2015/10/11

R in HADOOP - install


R in HADOOP - install
----------------

就是再 R 透過 lib 呼叫 HADOOP 的 api 跑 hdfs 及 mapreduce 程式

------
Step 0 : 先把 hadoop 的系統環境變數確認,可以用 env 看到底下設定的環境變數
------
# 底下為我設定的範例,請以你的 hadoop env 路徑修改
[root@hdatanode17 ~]# cat .bash_profile 
# .bash_profile

# Get the aliases and functions
if [ -f ~/.bashrc ]; then
. ~/.bashrc
fi


# User specific environment and startup programs

PATH=$PATH:$HOME/.local/bin:$HOME/bin

export PATH

# ----------------------------------------------
# HADOOP ENV
# ----------------------------------------------
#JAVA
export JAVA_HOME=/usr/java/latest
export JRE_HOME=/usr/java/latest/jre

# HADOOP
export HADOOP_PREFIX=/home/hadoop/hadoop
export HADOOP_HOME=$HADOOP_PREFIX
export HADOOP_COMMON_HOME=$HADOOP_PREFIX
export HADOOP_CONF_DIR=$HADOOP_PREFIX/etc/hadoop
export HADOOP_HDFS_HOME=$HADOOP_PREFIX
export HADOOP_MAPRED_HOME=$HADOOP_PREFIX
export HADOOP_YARN_HOME=$HADOOP_PREFIX
export HADOOP_NAMENODE_OPTS="-XX:+UseParallelGC -Xmx1g"

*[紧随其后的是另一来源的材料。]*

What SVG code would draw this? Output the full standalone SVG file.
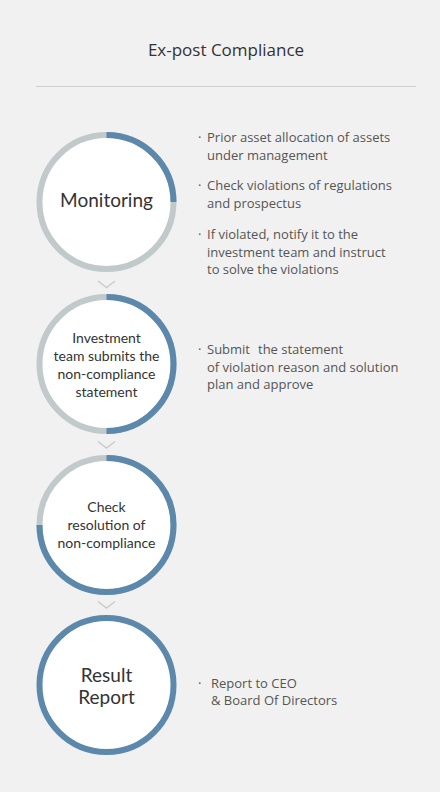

export YARN_HOME=$HADOOP_HOME
#export HADOOP_COMMON_LIB_NATIVE_DIR=$HADOOP_HOME/lib/native
#export HADOOP_OPTS="-Djava.library.path=$HADOOP_HOME/lib"

# mapreduce app
export HADOOP_CLASSPATH=${JAVA_HOME}/lib/tools.jar

# R-HADOOP
export HADOOP_CMD=$HADOOP_PREFIX/bin/hadoop
export HADOOP_STREAMING="$HADOOP_PREFIX/share/hadoop/tools/lib/hadoop-streaming-2.7.1.jar"

# HIVE
export HIVE_HOME=/home/hadoop/apache-hive

# ANT
export ANT_LIB=/usr/java/ant/lib
export ANT_HOME=/usr/java/ant/

# Maven
export MAVEN_HOME=/usr/java/maven/
export MAVEN_LIB=/usr/java/maven/lib

# PIG
export PIG_HOME=/home/hadoop/apache-pig

# SCALA
export SCALA_HOME=/usr/local/scala/scala-2.11.7

# SPARK
export SPARK_HOME=/home/hadoop/apache-spark/

# APP ENV
export PATH=$PATH:$PIG_HOME/bin:$HIVE_HOME/bin:$HADOOP_PREFIX/sbin:$HADOOP_PREFIX/bin:$ANT_HOME/bin:$MAVEN_HOME/bin:$SCALA_HOME/bin:$SPARK_HOME/bin

# JAVA ENV
export PATH=$PATH:$HADOOP_PREFIX/sbin:$HADOOP_PREFIX/bin:$JAVA_HOME/bin:$JRE_HOME/bin

# 重新 load .bash_profile  設定檔,讓目前的環境變數可以動作生效
[root@hdatanode17 ~]# source .bash_profile
# env 指令可以驗證
[root@hdatanode17 ~]# env

------
Step 1 :先執行做 R javareconf 確定預設的 javareconf 路徑是正確的才進行後續的安裝,不對的話請修正 java 路徑
------
[root@hdatanode17 ~]# echo $JAVA_HOME
/usr/java/latest

[root@hdatanode17 dl]# java -version
java version "1.8.0_51"
Java(TM) SE Runtime Environment (build 1.8.0_51-b16)
Java HotSpot(TM) 64-Bit Server VM (build 25.51-b03, mixed mode)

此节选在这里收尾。